I have this problem. Let be given complex number $z$ such that
$$|z+1|+ 4 |z-1|=25.$$
Find the greastest and the least of the modulus of $z$.
I tried with minimum.
Put $A(-1,0)$, $B(1,0)$ and $M(x,y)$ present of $z$.
We have $O(0,0)$ is the midpoint of the segment $AB$. Therefore
$$OM^2 = \dfrac{AM^2 + BM^2}{2}-\dfrac{AB^2}{4}.$$
Another way
$$25=AM+4BM \leqslant \sqrt{(1^2 + 4^2)(AM^2 + BM^2)},$$
Therefore
$$AM^2 + BM^2 \geqslant \dfrac{625}{17}.$$
$$OM^2 \geqslant \dfrac{625}{17} -1 = \dfrac{591}{17}.$$
Thus, minimum of $z$ is $\sqrt{\dfrac{591}{17}}$.
This answer is not true with Mathematica.
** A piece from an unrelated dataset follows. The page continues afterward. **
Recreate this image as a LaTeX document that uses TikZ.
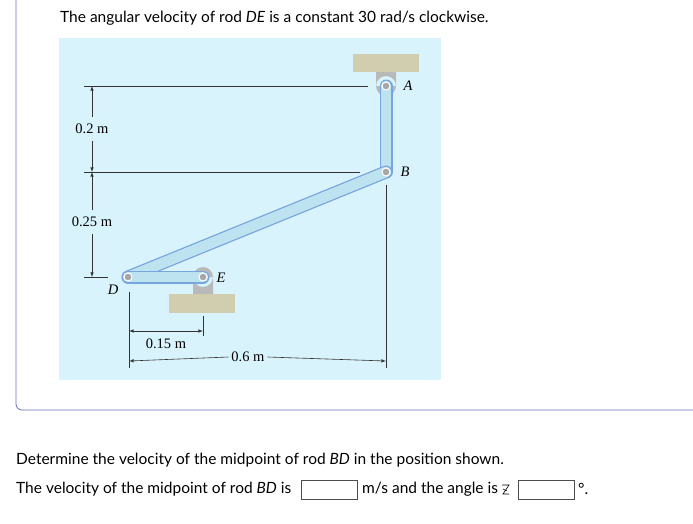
\documentclass[tikz,border=0pt]{standalone}
\usepackage{fontspec}
\setmainfont{Liberation Serif}
\newfontfamily\uisans{Lato}
\begin{document}
\begin{tikzpicture}[x=1pt,y=-1pt,
  dim/.style={black!80,line width=0.6pt},
  arr/.style={dim,-latex},
  lbl/.style={font=\fontsize{14.5}{16}\selectfont,inner sep=1pt},
  ilbl/.style={font=\itshape\fontsize{14.5}{16}\selectfont,inner sep=1pt},
  ui/.style={font=\uisans\fontsize{15.5}{18}\selectfont,anchor=west,inner sep=0pt},
  ground/.style={fill=brown!25!yellow!30!gray!50,draw=none},
  pin/.style={circle,fill=gray!70,draw=white,line width=1pt,minimum size=8pt,inner sep=0pt},
  ansbox/.style={draw=black!70,minimum width=56pt,minimum height=19pt,inner sep=0pt,anchor=west}]
\useasboundingbox (0,0) rectangle (693,523);
% frame
\draw[blue!45!gray!80,line width=0.8pt,rounded corners=6pt] (16,-5) -- (16,410) -- (700,410);
\node[ui] (t1) at (60,18) {The angular velocity of rod \textit{DE} is a constant 30 rad/s clockwise.};
% panel
\fill[cyan!15] (59,38) rectangle (441,380);
% coordinates
\coordinate (A) at (386,86);
\coordinate (B) at (386,172);
\coordinate (D) at (128,277);
\coordinate (E) at (203,277);
% supports
\fill[ground] (353,54) rectangle (419,72);
\fill[gray!55] (376,72) rectangle (396,86) (A) circle (10);
\fill[ground] (169,294) rectangle (235,313);
\fill[gray!55] (193,277) rectangle (213,294) (E) circle (10);
% dimension lines
\draw[dim] (84,86) -- (368,86);
\draw[dim] (84,172) -- (360,172);
\draw[dim] (84,277) -- (108,277);
\draw[arr] (92,117) -- (92,86);
\draw[arr] (92,141) -- (92,172);
\node[lbl] (d1) at (92,129) {0.2 m};
\draw[arr] (92,210) -- (92,172);
\draw[arr] (92,234) -- (92,277);
\node[lbl] (d2) at (92,222) {0.25 m};
\draw[dim] (129,292) -- (129,368);
\draw[dim] (203,316) -- (203,336);
\draw[dim] (386,185) -- (386,368);
\draw[dim,latex-latex] (129,331) -- (203,331);
\node[lbl] (d3) at (166,344) {0.15 m};
\node[lbl,fill=cyan!15,inner sep=3pt] (d4) at (248,357) {0.6 m};
\draw[arr] (d4.west) -- (129,361);
\draw[arr] (d4.east) -- (386,361);
% rods
\foreach \p/\q in {A/B,B/D,D/E}{
  \draw[cyan!55!blue!55,line width=13pt,line cap=round] (\p) -- (\q);
  \draw[cyan!25!white!90!gray,line width=10.5pt,line cap=round] (\p) -- (\q);
}
\foreach \p in {A,B,D,E}{\node[pin] (p\p) at (\p) {};}
\node[ilbl] (lA) at (408,86) {A};
\node[ilbl] (lB) at (405,172) {B};
\node[ilbl] (lD) at (113,290) {D};
\node[ilbl] (lE) at (221,278) {E};
% questions
\node[ui] (q1) at (16,460) {Determine the velocity of the midpoint of rod \textit{BD} in the position shown.};
\node[ui] (q2) at (16,489) {The velocity of the midpoint of rod \textit{BD} is};
\node[ansbox] (b1) at (301,490) {};
\node[ui] (q3) at (362,489) {m/s and the angle is};
\draw[line width=0.6pt] (502,485) -- (509,485) -- (503,494) -- (509,494) (503,489) -- (507,491);
\node[ansbox] (b2) at (518,490) {};
\node[ui] (q4) at (578,489) {°.};
\end{tikzpicture}
\end{document}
Mathematica give $\dfrac{22}{5}$.
Where is wrong in my solution and how can I find the maximum?
Best Answer
For maximum $|z|$, we have
\begin{align} |5z|&=|(z+1)+4(z-1)+3|\\ &\le|z+1|+4|z-1|+|3|\\ &\le25+3\\ |z|&\le \frac{28}{5} \end{align}
with the equality holds if and only if $\displaystyle z=\frac{28}{5}$.